** STATED GOAL **
Starting with the first line of the listing, quote each line exactly until and including the one with "import numpy as np", leaving pictures out.

══ RECORD EXTRACTS

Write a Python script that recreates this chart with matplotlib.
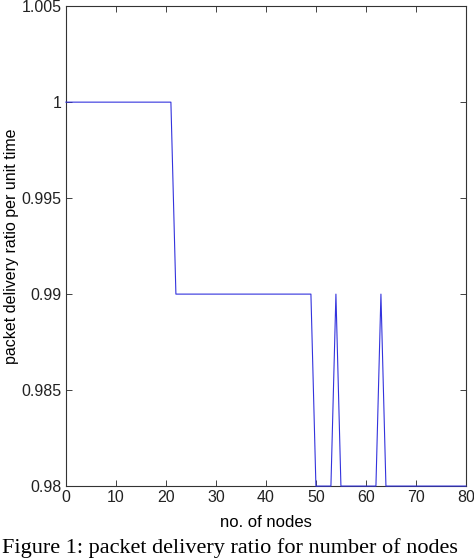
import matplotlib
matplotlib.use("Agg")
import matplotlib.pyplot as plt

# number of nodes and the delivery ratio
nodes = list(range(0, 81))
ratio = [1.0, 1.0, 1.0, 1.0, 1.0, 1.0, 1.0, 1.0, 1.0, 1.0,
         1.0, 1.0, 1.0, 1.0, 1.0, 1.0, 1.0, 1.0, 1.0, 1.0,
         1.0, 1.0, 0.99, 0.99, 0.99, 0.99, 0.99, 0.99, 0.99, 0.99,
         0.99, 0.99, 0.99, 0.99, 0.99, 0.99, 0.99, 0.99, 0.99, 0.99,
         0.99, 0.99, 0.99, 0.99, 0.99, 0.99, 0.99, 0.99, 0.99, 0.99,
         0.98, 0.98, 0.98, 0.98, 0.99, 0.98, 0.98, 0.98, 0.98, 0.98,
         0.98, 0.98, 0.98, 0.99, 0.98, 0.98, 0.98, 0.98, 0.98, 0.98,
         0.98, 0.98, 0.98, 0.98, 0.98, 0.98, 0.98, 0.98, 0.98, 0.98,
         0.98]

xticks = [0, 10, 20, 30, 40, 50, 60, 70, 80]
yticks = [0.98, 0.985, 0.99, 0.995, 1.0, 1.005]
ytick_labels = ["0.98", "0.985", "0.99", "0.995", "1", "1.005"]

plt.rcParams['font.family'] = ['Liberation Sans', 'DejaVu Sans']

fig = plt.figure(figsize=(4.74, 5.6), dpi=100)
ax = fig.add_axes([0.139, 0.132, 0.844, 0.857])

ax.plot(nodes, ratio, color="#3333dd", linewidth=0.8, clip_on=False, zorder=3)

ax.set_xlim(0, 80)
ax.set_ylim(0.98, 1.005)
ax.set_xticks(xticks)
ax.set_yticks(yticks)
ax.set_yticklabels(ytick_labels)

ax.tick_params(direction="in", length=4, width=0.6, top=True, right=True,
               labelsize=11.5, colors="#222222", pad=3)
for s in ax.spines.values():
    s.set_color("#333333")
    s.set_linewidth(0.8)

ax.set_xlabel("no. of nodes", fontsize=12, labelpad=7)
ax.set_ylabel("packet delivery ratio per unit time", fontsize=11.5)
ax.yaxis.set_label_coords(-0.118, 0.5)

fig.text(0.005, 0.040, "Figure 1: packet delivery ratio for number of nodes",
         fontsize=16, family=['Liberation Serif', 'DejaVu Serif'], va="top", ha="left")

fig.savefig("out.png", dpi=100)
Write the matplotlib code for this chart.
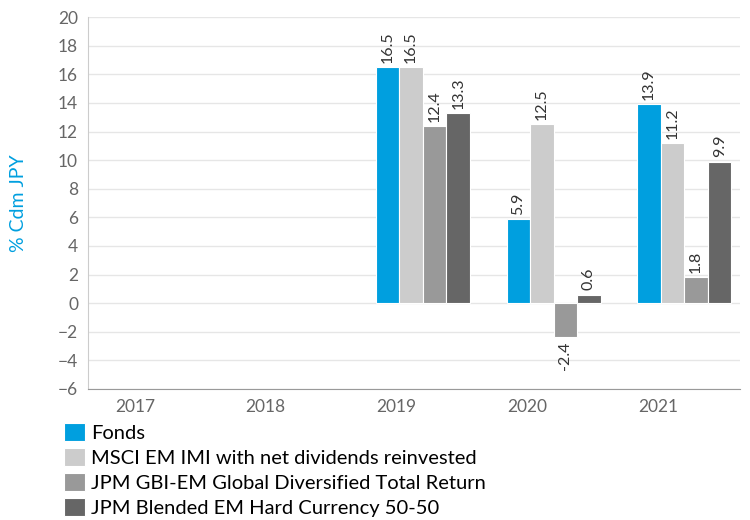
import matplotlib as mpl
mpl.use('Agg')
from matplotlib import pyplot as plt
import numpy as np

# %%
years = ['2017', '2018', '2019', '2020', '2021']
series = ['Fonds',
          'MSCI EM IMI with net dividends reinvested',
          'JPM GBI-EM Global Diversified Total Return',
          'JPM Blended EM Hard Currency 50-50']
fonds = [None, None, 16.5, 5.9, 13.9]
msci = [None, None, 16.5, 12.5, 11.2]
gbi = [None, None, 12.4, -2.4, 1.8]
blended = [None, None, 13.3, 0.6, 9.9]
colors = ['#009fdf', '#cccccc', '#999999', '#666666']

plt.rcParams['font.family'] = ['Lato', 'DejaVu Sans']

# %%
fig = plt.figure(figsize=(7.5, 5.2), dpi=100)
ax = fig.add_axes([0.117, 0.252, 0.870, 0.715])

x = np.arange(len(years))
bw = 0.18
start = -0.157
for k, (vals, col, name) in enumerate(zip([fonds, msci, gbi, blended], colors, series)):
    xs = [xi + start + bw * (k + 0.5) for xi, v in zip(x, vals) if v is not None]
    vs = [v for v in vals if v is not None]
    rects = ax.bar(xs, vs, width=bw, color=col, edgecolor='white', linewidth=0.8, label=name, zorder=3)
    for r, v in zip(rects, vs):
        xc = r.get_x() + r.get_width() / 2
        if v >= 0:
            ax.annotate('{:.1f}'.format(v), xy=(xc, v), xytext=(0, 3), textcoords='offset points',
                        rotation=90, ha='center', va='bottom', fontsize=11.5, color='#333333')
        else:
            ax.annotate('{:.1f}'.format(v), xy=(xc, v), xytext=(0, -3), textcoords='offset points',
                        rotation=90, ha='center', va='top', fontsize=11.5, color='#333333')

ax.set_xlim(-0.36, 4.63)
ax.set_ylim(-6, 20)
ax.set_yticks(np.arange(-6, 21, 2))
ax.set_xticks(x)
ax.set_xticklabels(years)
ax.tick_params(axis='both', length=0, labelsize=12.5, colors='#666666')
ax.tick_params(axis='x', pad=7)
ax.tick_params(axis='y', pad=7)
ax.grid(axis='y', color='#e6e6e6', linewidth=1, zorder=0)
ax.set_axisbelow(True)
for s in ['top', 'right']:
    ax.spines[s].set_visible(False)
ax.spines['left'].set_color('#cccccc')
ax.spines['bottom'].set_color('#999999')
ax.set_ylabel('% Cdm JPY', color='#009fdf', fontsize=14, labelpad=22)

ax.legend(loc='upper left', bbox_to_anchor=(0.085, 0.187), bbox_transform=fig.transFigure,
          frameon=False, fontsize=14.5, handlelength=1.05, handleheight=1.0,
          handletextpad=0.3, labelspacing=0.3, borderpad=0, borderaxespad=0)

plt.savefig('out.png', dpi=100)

════

** TASK SOLUTION **
Write a Python script that recreates this chart with matplotlib.
import matplotlib
matplotlib.use("Agg")
import matplotlib.pyplot as plt

# number of nodes and the delivery ratio
nodes = list(range(0, 81))
ratio = [1.0, 1.0, 1.0, 1.0, 1.0, 1.0, 1.0, 1.0, 1.0, 1.0,
         1.0, 1.0, 1.0, 1.0, 1.0, 1.0, 1.0, 1.0, 1.0, 1.0,
         1.0, 1.0, 0.99, 0.99, 0.99, 0.99, 0.99, 0.99, 0.99, 0.99,
         0.99, 0.99, 0.99, 0.99, 0.99, 0.99, 0.99, 0.99, 0.99, 0.99,
         0.99, 0.99, 0.99, 0.99, 0.99, 0.99, 0.99, 0.99, 0.99, 0.99,
         0.98, 0.98, 0.98, 0.98, 0.99, 0.98, 0.98, 0.98, 0.98, 0.98,
         0.98, 0.98, 0.98, 0.99, 0.98, 0.98, 0.98, 0.98, 0.98, 0.98,
         0.98, 0.98, 0.98, 0.98, 0.98, 0.98, 0.98, 0.98, 0.98, 0.98,
         0.98]

xticks = [0, 10, 20, 30, 40, 50, 60, 70, 80]
yticks = [0.98, 0.985, 0.99, 0.995, 1.0, 1.005]
ytick_labels = ["0.98", "0.985", "0.99", "0.995", "1", "1.005"]

plt.rcParams['font.family'] = ['Liberation Sans', 'DejaVu Sans']

fig = plt.figure(figsize=(4.74, 5.6), dpi=100)
ax = fig.add_axes([0.139, 0.132, 0.844, 0.857])

ax.plot(nodes, ratio, color="#3333dd", linewidth=0.8, clip_on=False, zorder=3)

ax.set_xlim(0, 80)
ax.set_ylim(0.98, 1.005)
ax.set_xticks(xticks)
ax.set_yticks(yticks)
ax.set_yticklabels(ytick_labels)

ax.tick_params(direction="in", length=4, width=0.6, top=True, right=True,
               labelsize=11.5, colors="#222222", pad=3)
for s in ax.spines.values():
    s.set_color("#333333")
    s.set_linewidth(0.8)

ax.set_xlabel("no. of nodes", fontsize=12, labelpad=7)
ax.set_ylabel("packet delivery ratio per unit time", fontsize=11.5)
ax.yaxis.set_label_coords(-0.118, 0.5)

fig.text(0.005, 0.040, "Figure 1: packet delivery ratio for number of nodes",
         fontsize=16, family=['Liberation Serif', 'DejaVu Serif'], va="top", ha="left")

fig.savefig("out.png", dpi=100)
Write the matplotlib code for this chart.
import matplotlib as mpl
mpl.use('Agg')
from matplotlib import pyplot as plt
import numpy as np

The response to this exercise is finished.